Bazı tahminlere göre, Avrupa Birliği'nde kadınların yüzde 40 ila 50'si çalışma yaşamında şu ya da bu derecede cinsel tacize maruz kalıyor. Asya-Pasifik ülkelerinde bu oran yüzde 30 ila 40 dolayında. Sendikalar toplu sözleşmelere cinsel tacizle ilgili hükümler girmesini sağlıyor.
New York'ta diplomatlar, muhafazakâr hükümetlerin, din, âdet ve geleneklerin kadına yönelik şiddete karşı mücadeleyle bağdaşmadığını öne sürerek konferansın nihai kararını bir kez daha engelleyecek olmasından korkuyorlar. Bu çevreler, “gelenek” ve “ahlak” gibi gerekçelerle, uluslararası belgelerde yer alan insan haklarına saldırıyorlar.
Kazanımları koruma mücadelesi
Muhafazakâr hükümetlerin, köktencilerin, paramiliterlerin ve benzerlerinin benimsedikleri değerlere aykırı davranmaya cesaret eden kadınlar fiziksel şiddete, dışlanmaya, tehdide ve aşağılanmaya maruz kalıyorlar. Birleşmiş Milletler'in konferansına katılan kadın hakları aktivistleri, kadınların çetin bir mücadeleyle elde ettikleri kazanımların yok edilmemesi için kararlı bir mücadele veriyorlar.

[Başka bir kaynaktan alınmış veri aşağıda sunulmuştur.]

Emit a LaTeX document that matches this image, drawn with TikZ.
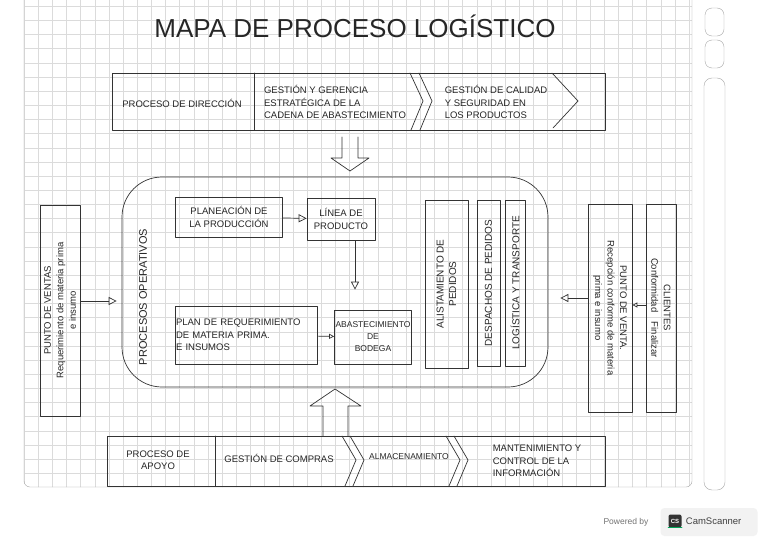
\documentclass[tikz,border=0pt]{standalone}
\usepackage{fontspec}
\setmainfont{Liberation Sans}
\usetikzlibrary{arrows.meta,positioning}

\begin{document}
\begin{tikzpicture}[line join=round, line cap=round, >=stealth, x=1pt, y=-1pt]
	\tikzset{every node/.style={font=\fontsize{9.5}{12.5}\selectfont, text=black!85, inner sep=1pt},
		tinta/.style={draw=black!80, line width=0.7pt},
		caja/.style={tinta, align=center},
		caja rot/.style={caja, rotate=90},
		caja rotd/.style={caja, rotate=-90},
		letra v/.style={font=\fontsize{10}{12.5}\selectfont},
		tri/.style={tinta, -{Triangle[open,length=8pt,width=8pt]}},
		tri chica/.style={tinta, -{Triangle[open,length=5pt,width=5pt]}}}
	\useasboundingbox (0,0) rectangle (768,543);
	\fill[white] (0,0) rectangle (768,543);
	% hoja cuadriculada
	\begin{scope}
		\clip[rounded corners=6pt] (24,-5) -- (24,487) -- (692,487) -- (692,-5) -- cycle;
		\foreach \i in {0,...,47}
		\draw[black!14, line width=0.4pt] (24+14.15*\i,-5) -- (24+14.15*\i,487);
		\foreach \j in {0,...,33}
		\draw[black!14, line width=0.4pt] (24,6.25+14.15*\j) -- (692,6.25+14.15*\j);
	\end{scope}
	\draw[black!35, rounded corners=6pt] (24,-5) -- (24,487) -- (692,487) -- (692,-5);
	\foreach \a/\b in {8/36,40/68}
	\draw[black!35, rounded corners=7pt] (705,\a) rectangle (724,\b);
	\draw[black!35, rounded corners=8pt] (704,78) rectangle (725,490);

	\node[font=\fontsize{26}{30}\selectfont] (titulo) at (355,26) {MAPA DE PROCESO LOGÍSTICO};

	% procesos de direccion
	\node[caja, minimum width=493, minimum height=57, anchor=north west] (barraDir) at (112,73) {};
	\draw[tinta] (254,73) -- (254,130);
	\foreach \dx in {0,9}
	\draw[tinta] (410+\dx,73) -- (423+\dx,101) -- (411+\dx,130);
	\draw[tinta] (552,73) -- (578,101) -- (553,128);
	\node (direccion) at (182,103) {PROCESO DE DIRECCIÓN};
	\node[align=left] (gerencia) at (335,102) {GESTIÓN Y GERENCIA\\ESTRATÉGICA DE LA\\CADENA DE ABASTECIMIENTO};
	\node[align=left] (calidad) at (496,102) {GESTIÓN DE CALIDAD\\Y SEGURIDAD EN\\LOS PRODUCTOS};
	\draw[tinta] (342,137) -- (342,158) -- (331,158) -- (350,171) -- (369,158) -- (358,158) -- (358,137);

	% procesos operativos
	\node[caja, rounded corners=40pt, minimum width=426, minimum height=210] (ops) at (335,282) {};
	\node[rotate=90, font=\fontsize{11}{13}\selectfont] (opsTxt) at (143,297) {PROCESOS OPERATIVOS};
	\node[caja, minimum width=107, minimum height=40] (planea) at (229,217) {PLANEACIÓN DE\\LA PRODUCCIÓN};
	\node[caja, minimum width=68, minimum height=42] (linea) at (341,219) {LÍNEA DE\\PRODUCTO};
	\node[caja, text width=140, align=left, minimum height=58] (planreq) at (246,335) {PLAN DE REQUERIMIENTO\\DE MATERIA PRIMA.\\E INSUMOS};
	\node[caja, minimum width=77, minimum height=54, font=\fontsize{8.5}{12}\selectfont] (abast) at (373,337) {ABASTECIMIENTO\\DE\\BODEGA};
	\node[caja rot, letra v, minimum width=168, minimum height=43] (alist) at (446.5,284) {ALISTAMIENTO DE\\PEDIDOS};
	\node[caja rot, letra v, minimum width=166, minimum height=23] (desp) at (488.5,283) {DESPACHOS DE PEDIDOS};
	\node[caja rot, letra v, minimum width=166, minimum height=20] (logis) at (515,283) {LOGÍSTICA Y TRANSPORTE};
	\draw[tri] (planea) -- (linea);
	\draw[tri] ([xshift=14pt]linea.south) -- ([xshift=-18pt,yshift=20pt]abast.north);
	\draw[tri chica] (planreq) -- (abast);

	% puntos de venta y clientes
	\node[caja rot, minimum width=211, minimum height=40] (pvl) at (60,310.5) {PUNTO DE VENTAS\\Requerimiento de materia prima\\e insumo};
	\node[caja rotd, minimum width=208, minimum height=44] (pvr) at (610,308) {PUNTO DE VENTA.\\Recepción conforme de materia\\prima e insumo};
	\node[caja rotd, minimum width=208, minimum height=30] (clien) at (661,308) {CLIENTES\\Conformidad\quad Finalizar};
	\coordinate (flechaL) at (0,301);
	\coordinate (flechaR) at (0,298);
	\coordinate (flechaC) at (0,305);
	\draw[tri, shorten >=5pt] (pvl.south |- flechaL) -- (ops.west |- flechaL);
	\draw[tri, shorten >=12pt] (pvr.south |- flechaR) -- (ops.east |- flechaR);
	\draw[tri chica] (clien.south |- flechaC) -- (pvr.north |- flechaC);

	% procesos de apoyo
	\node[caja, minimum width=498, minimum height=50, anchor=north west] (barraApoyo) at (107,436) {};
	\draw[tinta] (215,436) -- (215,486);
	\foreach \cx in {342,446}
	\foreach \dx in {0,8}
	\draw[tinta] (\cx+\dx,436) -- (\cx+14+\dx,460) -- (\cx+3+\dx,486);
	\node[align=center] (apoyo) at (158,460) {PROCESO DE\\APOYO};
	\node (compras) at (279,458) {GESTIÓN DE COMPRAS};
	\node[font=\fontsize{8.5}{11}\selectfont] (almacen) at (409,457) {ALMACENAMIENTO};
	\node[align=left] (mant) at (537,461) {MANTENIMIENTO Y\\CONTROL DE LA\\INFORMACIÓN};
	\draw[tinta] (323,436) -- (323,406) -- (310,406) -- (335,389) -- (361,406) -- (348,406) -- (348,436);

	% marca del escaner
	\node[text=black!55, font=\fontsize{8.5}{10}\selectfont] (powered) at (626,522) {Powered by};
	\node[fill=black!5, rounded corners=4pt, minimum width=97, minimum height=28] (csfondo) at (709,522) {};
	\node[fill=black!80, rounded corners=2pt, text=white, font=\bfseries\fontsize{6}{6}\selectfont, minimum size=13pt, inner sep=0pt] (cslogo) at (675,521) {CS};
	\draw[teal!70!green, line width=1.2pt] (cslogo.south west) -- (cslogo.south east);
	\node[font=\fontsize{9.5}{11}\selectfont, text=black!75, right=3pt of cslogo] (csnombre) {CamScanner};
\end{tikzpicture}
\end{document}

Kadınların ekonomik yönden güçlendirilmesi, Afrika'da Kadına Yönelik Şiddet ve HIV konulu oturumun ana temasıydı. Oturumda Zimbabve, Gana ve Malavi'den kadın ve toplumsal cinsiyet eşitliği bakanları ile Namibya'dan HIV'le Yaşayan Kadınlar Ağı'nın bir temsilcisi konuştular.
Katılımcılar 2015'ten sonraki gelişme gündeminde kadınların eşitliğinin yer alması gerektiği konusunda anlaştılar. Kadınların erkeklere ekonomik bağımlılığı onları toplumsal cinsiyete dayalı şiddete ve HIV bulaşmasına maruz bırakıyor. Ekonomik gücün kazanılması -cinsel yaşam dahil, yaşamın bütün alanlarında- bağımsız karar alabilmeye, gıda, enerji, su gibi ihtiyaç maddelerinin teminine daha az zaman harcanmasına, eğitim ile toplumsal ve politik etkinliklere daha fazla zaman ayrılmasına olanak sağlıyor. Eğitim, insana yakışır çalışma ve temiz su kullanabilme olanağı, Afrika'da kadınların ekonomik güç kazanmasında öne çıkan önceliklerden bazılarıydı.
Konferansta varılan sonuçlardan biri, daha fazla kadının -BM barış gücü askeri ve yargıç gibi- polislik mesleğine alınması gerektiğiydi. Kadına yönelik şiddete karşı mücadele, sürdürülebilirliğin, barışın ve güvenliğin önceliklerinden biri olmalıdır. Sendikaların ise şiddeti ortadan kaldırma mücadelesindeki meşru toplumsal taraf olarak daha etkin bir rol oynaması gerekiyor. Konferansın nihai sonuçları 15 Mart 2013'te kabul edilecek.